Skip the pictures and extract all of the lines exactly as written.

--- Begin Exercise inputs ---

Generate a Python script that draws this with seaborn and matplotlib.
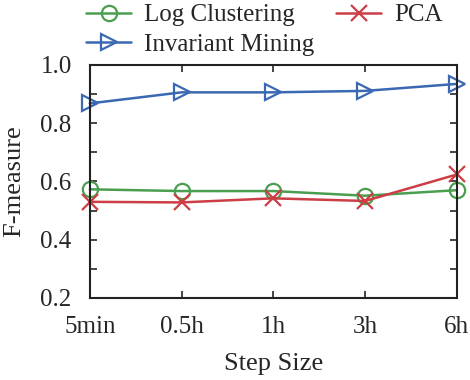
import seaborn as sns
import pandas as pd
import matplotlib.pyplot as plt
from matplotlib.ticker import MultipleLocator

steps = ['5min', '0.5h', '1h', '3h', '6h']
logClustering = [0.573, 0.567, 0.567, 0.551, 0.570]
pca = [0.530, 0.528, 0.542, 0.533, 0.624]
invariantMining = [0.868, 0.906, 0.906, 0.911, 0.935]

sns.set_style('ticks')
plt.rcParams['font.family'] = ['Liberation Serif', 'DejaVu Serif']

base = pd.DataFrame({'step': steps, 'Log Clustering': logClustering,
                     'Invariant Mining': invariantMining, 'PCA': pca})

fig = plt.figure(figsize=(4.7, 3.8), dpi=100)
ax = fig.add_axes([0.191, 0.216, 0.781, 0.613])

estilos = {
    'Log Clustering': ('#4a9e4f', 'o'),
    'Invariant Mining': ('#3b68b3', '>'),
    'PCA': ('#cc3d45', 'x'),
}
for nome, (cor, marcador) in estilos.items():
    sns.lineplot(data=base, x='step', y=nome, ax=ax, color=cor, marker=marcador,
                 markersize=11, markerfacecolor='none', markeredgecolor=cor,
                 markeredgewidth=1.6, linewidth=1.8, label=nome, clip_on=False)

ax.set_xlim(0, len(steps) - 1)
ax.set_ylim(0.2, 1.0)
ax.yaxis.set_major_locator(MultipleLocator(0.2))
ax.yaxis.set_minor_locator(MultipleLocator(0.1))
ax.tick_params(which='both', direction='in', top=True, right=True, length=5, width=1.2,
               labelsize=18)
ax.tick_params(axis='x', pad=13)
ax.tick_params(axis='y', pad=13)
for s in ax.spines.values():
    s.set_linewidth(1.5)
    s.set_color('#222222')

ax.set_xlabel('Step Size', fontsize=19, labelpad=11)
ax.set_ylabel('F-measure', fontsize=19, labelpad=11)

ax.legend(ncol=2, loc='upper left', bbox_to_anchor=(86 / 470, 0.99),
          bbox_transform=fig.transFigure, frameon=False,
          fontsize=18, handlelength=1.8, columnspacing=0.9, labelspacing=0.28,
          handletextpad=0.5, borderaxespad=0.0, borderpad=0.0)

plt.savefig('out.png', dpi=100)
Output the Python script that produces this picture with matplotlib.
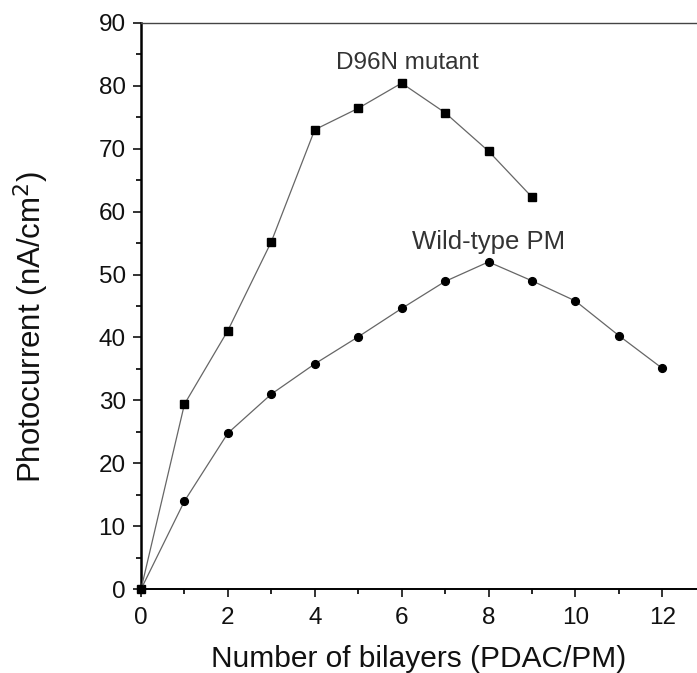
import numpy as np
import matplotlib
matplotlib.use('Agg')
import matplotlib.pyplot as plt
from matplotlib.ticker import MultipleLocator

plt.rcParams['font.family'] = ['Liberation Sans', 'DejaVu Sans']

# bilayer counts and photocurrents (nA/cm2)
n_mutant = [0, 1, 2, 3, 4, 5, 6, 7, 8, 9]
i_mutant = [0, 29.4, 41.1, 55.2, 73.0, 76.4, 80.4, 75.7, 69.6, 62.3]
n_wild = [0, 1, 2, 3, 4, 5, 6, 7, 8, 9, 10, 11, 12]
i_wild = [0, 14.0, 24.8, 31.0, 35.8, 40.1, 44.6, 48.9, 52.0, 49.0, 45.8, 40.3, 35.1]

x_ticks = [0, 2, 4, 6, 8, 10, 12]
y_ticks = [0, 10, 20, 30, 40, 50, 60, 70, 80, 90]


def main():
    fig = plt.figure(figsize=(6.97, 6.73), dpi=100)
    ax = fig.add_axes([0.2023, 0.1244, 0.7977, 0.8419])

    ax.plot(n_mutant, i_mutant, color='#666666', lw=0.9, marker='s',
            ms=6.3, mfc='black', mec='black', clip_on=False, zorder=3)
    ax.plot(n_wild, i_wild, color='#666666', lw=0.9, marker='o',
            ms=5.6, mfc='black', mec='black', clip_on=False, zorder=3)

    ax.text(4.5, 83.6, 'D96N mutant', fontsize=17.5, color='#333333',
            va='center', ha='left')
    ax.text(6.25, 55.2, 'Wild-type PM', fontsize=18.5, color='#333333',
            va='center', ha='left')

    ax.set_xlim(0, 12.8)
    ax.set_ylim(0, 90)
    ax.set_xticks(x_ticks)
    ax.set_yticks(y_ticks)
    ax.xaxis.set_minor_locator(MultipleLocator(1))
    ax.yaxis.set_minor_locator(MultipleLocator(5))
    ax.tick_params(which='major', direction='out', length=6, width=1.2,
                   labelsize=17.5, pad=5, colors='#111111')
    ax.tick_params(axis='x', which='major', pad=7)
    ax.tick_params(which='minor', direction='out', length=3.5, width=1.2)

    ax.spines['right'].set_visible(False)
    ax.spines['left'].set_linewidth(1.8)
    ax.spines['bottom'].set_linewidth(1.4)
    ax.spines['top'].set_linewidth(1.0)
    ax.spines['top'].set_color('#444444')

    ax.set_xlabel('Number of bilayers (PDAC/PM)', fontsize=21.5, labelpad=11,
                  color='#111111')
    ax.set_ylabel('Photocurrent (nA/cm$^2$)', fontsize=22.5, color='#111111')
    ax.yaxis.set_label_coords(-0.161, 0.463)

    fig.savefig('out.png', dpi=100)


if __name__ == '__main__':
    main()
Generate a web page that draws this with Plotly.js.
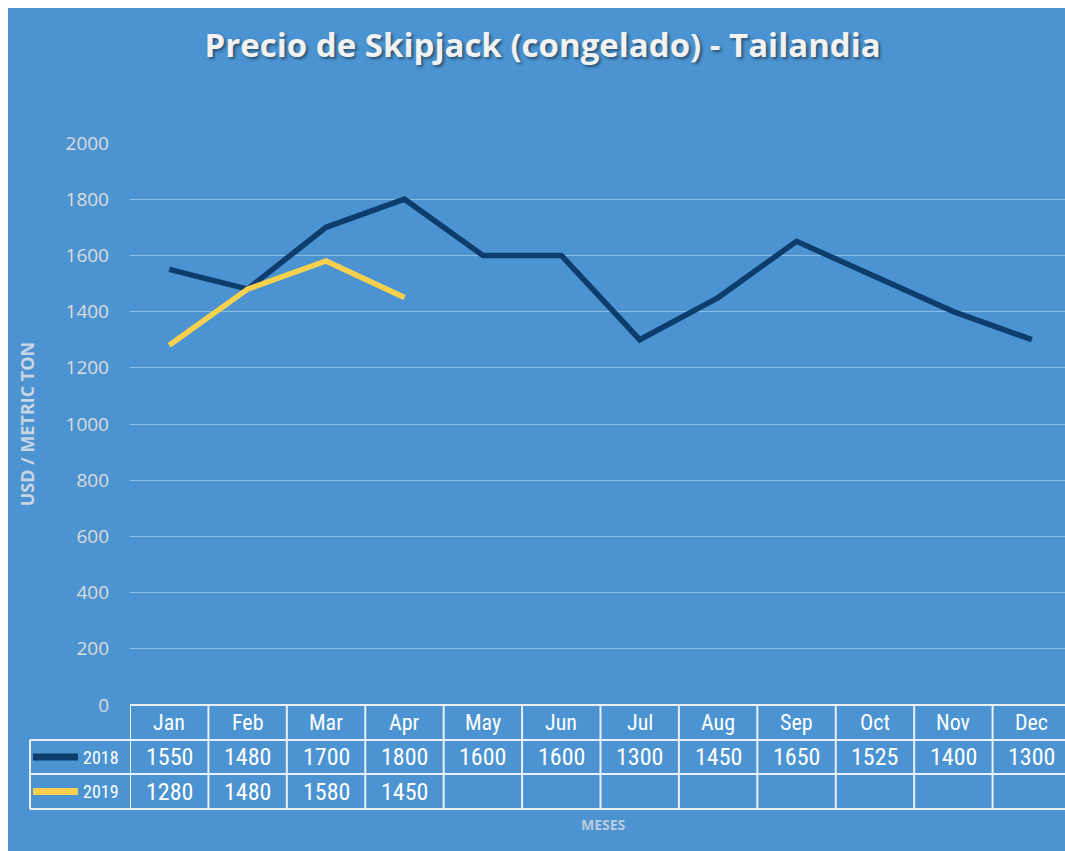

--- End Exercise inputs ---

— Worked solution —
Generate a Python script that draws this with seaborn and matplotlib.
import seaborn as sns
import pandas as pd
import matplotlib.pyplot as plt
from matplotlib.ticker import MultipleLocator

steps = ['5min', '0.5h', '1h', '3h', '6h']
logClustering = [0.573, 0.567, 0.567, 0.551, 0.570]
pca = [0.530, 0.528, 0.542, 0.533, 0.624]
invariantMining = [0.868, 0.906, 0.906, 0.911, 0.935]

sns.set_style('ticks')
plt.rcParams['font.family'] = ['Liberation Serif', 'DejaVu Serif']

base = pd.DataFrame({'step': steps, 'Log Clustering': logClustering,
                     'Invariant Mining': invariantMining, 'PCA': pca})

fig = plt.figure(figsize=(4.7, 3.8), dpi=100)
ax = fig.add_axes([0.191, 0.216, 0.781, 0.613])

estilos = {
    'Log Clustering': ('#4a9e4f', 'o'),
    'Invariant Mining': ('#3b68b3', '>'),
    'PCA': ('#cc3d45', 'x'),
}
for nome, (cor, marcador) in estilos.items():
    sns.lineplot(data=base, x='step', y=nome, ax=ax, color=cor, marker=marcador,
                 markersize=11, markerfacecolor='none', markeredgecolor=cor,
                 markeredgewidth=1.6, linewidth=1.8, label=nome, clip_on=False)

ax.set_xlim(0, len(steps) - 1)
ax.set_ylim(0.2, 1.0)
ax.yaxis.set_major_locator(MultipleLocator(0.2))
ax.yaxis.set_minor_locator(MultipleLocator(0.1))
ax.tick_params(which='both', direction='in', top=True, right=True, length=5, width=1.2,
               labelsize=18)
ax.tick_params(axis='x', pad=13)
ax.tick_params(axis='y', pad=13)
for s in ax.spines.values():
    s.set_linewidth(1.5)
    s.set_color('#222222')

ax.set_xlabel('Step Size', fontsize=19, labelpad=11)
ax.set_ylabel('F-measure', fontsize=19, labelpad=11)

ax.legend(ncol=2, loc='upper left', bbox_to_anchor=(86 / 470, 0.99),
          bbox_transform=fig.transFigure, frameon=False,
          fontsize=18, handlelength=1.8, columnspacing=0.9, labelspacing=0.28,
          handletextpad=0.5, borderaxespad=0.0, borderpad=0.0)

plt.savefig('out.png', dpi=100)
Output the Python script that produces this picture with matplotlib.
import numpy as np
import matplotlib
matplotlib.use('Agg')
import matplotlib.pyplot as plt
from matplotlib.ticker import MultipleLocator

plt.rcParams['font.family'] = ['Liberation Sans', 'DejaVu Sans']

# bilayer counts and photocurrents (nA/cm2)
n_mutant = [0, 1, 2, 3, 4, 5, 6, 7, 8, 9]
i_mutant = [0, 29.4, 41.1, 55.2, 73.0, 76.4, 80.4, 75.7, 69.6, 62.3]
n_wild = [0, 1, 2, 3, 4, 5, 6, 7, 8, 9, 10, 11, 12]
i_wild = [0, 14.0, 24.8, 31.0, 35.8, 40.1, 44.6, 48.9, 52.0, 49.0, 45.8, 40.3, 35.1]

x_ticks = [0, 2, 4, 6, 8, 10, 12]
y_ticks = [0, 10, 20, 30, 40, 50, 60, 70, 80, 90]


def main():
    fig = plt.figure(figsize=(6.97, 6.73), dpi=100)
    ax = fig.add_axes([0.2023, 0.1244, 0.7977, 0.8419])

    ax.plot(n_mutant, i_mutant, color='#666666', lw=0.9, marker='s',
            ms=6.3, mfc='black', mec='black', clip_on=False, zorder=3)
    ax.plot(n_wild, i_wild, color='#666666', lw=0.9, marker='o',
            ms=5.6, mfc='black', mec='black', clip_on=False, zorder=3)

    ax.text(4.5, 83.6, 'D96N mutant', fontsize=17.5, color='#333333',
            va='center', ha='left')
    ax.text(6.25, 55.2, 'Wild-type PM', fontsize=18.5, color='#333333',
            va='center', ha='left')

    ax.set_xlim(0, 12.8)
    ax.set_ylim(0, 90)
    ax.set_xticks(x_ticks)
    ax.set_yticks(y_ticks)
    ax.xaxis.set_minor_locator(MultipleLocator(1))
    ax.yaxis.set_minor_locator(MultipleLocator(5))
    ax.tick_params(which='major', direction='out', length=6, width=1.2,
                   labelsize=17.5, pad=5, colors='#111111')
    ax.tick_params(axis='x', which='major', pad=7)
    ax.tick_params(which='minor', direction='out', length=3.5, width=1.2)

    ax.spines['right'].set_visible(False)
    ax.spines['left'].set_linewidth(1.8)
    ax.spines['bottom'].set_linewidth(1.4)
    ax.spines['top'].set_linewidth(1.0)
    ax.spines['top'].set_color('#444444')

    ax.set_xlabel('Number of bilayers (PDAC/PM)', fontsize=21.5, labelpad=11,
                  color='#111111')
    ax.set_ylabel('Photocurrent (nA/cm$^2$)', fontsize=22.5, color='#111111')
    ax.yaxis.set_label_coords(-0.161, 0.463)

    fig.savefig('out.png', dpi=100)


if __name__ == '__main__':
    main()
Generate a web page that draws this with Plotly.js.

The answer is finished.